In the Lions’ defense, more than a few teams might have nights like this when confronted with the Rams (4-1). They have experience, size and one of the best players in Southern Illinois, 6-2 junior Amir Spann, who broke out the assortment pack.

Playing roughly three quarters, Spann collected 17 points, 11 rebounds, seven assists and four steals. His best play might not have belonged to any of those categories. After getting sloppy with his dribble and turning the ball over, Spann sprinted nearly 60 feet for a chasedown block, wedging Tyler Bittle’s layup between the rim and glass.

“We’ve got some guys who can really shoot it, and he can really drive it,” Mount Vernon coach Doug Creel said. “They help him, and he helps them. He had a really nice tournament.”

Spann will be a difficult matchup almost every night out. He’s too powerful for smaller defenders, and he can whip bigger defenders off the dribble. Had teammates not fumbled or walk to negate a spate of potential layups, a triple double wouldn’t been off-limits for Spann.

Six-seven Weston Brockhouse added 13 points, while Lukas Cooper hit for 11. The Rams owned the glass to the tune of 33-20 and committed only seven turnovers.

Yet Carterville could have at least been competitive if it had converted some of its open looks in the first half. It made only 7-of-22 from the floor and 1-of-10 from the 3-point line. Most of those shots were at least decent looks and some were cleaner than a freshly-washed window.

Most of them found iron.

“It’s a confidence thing,” Hawkins said. “You see one go in the hole and it not only gives the guy who shot it confidence, but it gives the others confidence too. But when it doesn’t go in, things just snowball.”

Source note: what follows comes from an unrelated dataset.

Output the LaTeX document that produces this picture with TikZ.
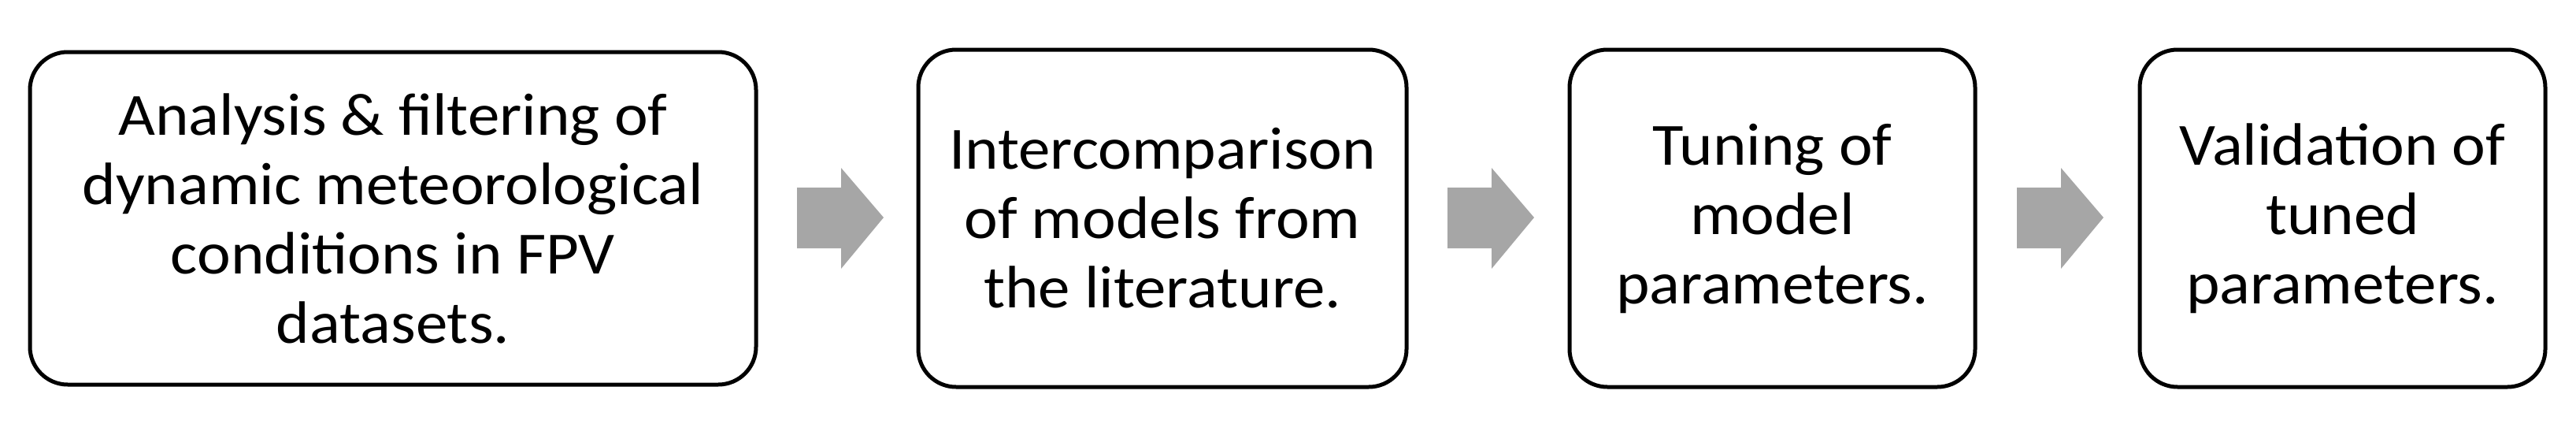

The Lions trailed just 21-14 halfway through the second quarter, but Mount Vernon rattled off 12 straight points. Spann put back a missed shot, scored off a steal and fed a couple of teammates for layups. By the time Conner Hawkins stopped the run with a 3-pointer, the margin was 16 and not about to shrink.

Austin Garbe and Cameron Hall each scored nine points for the Lions. Earlier Saturday morning, they suffered a 59-42 loss to Marion, the Wildcats’ first win of the season.

Collinsville won the tournament for the second time in four years, notching victories over Meridian and Herrin.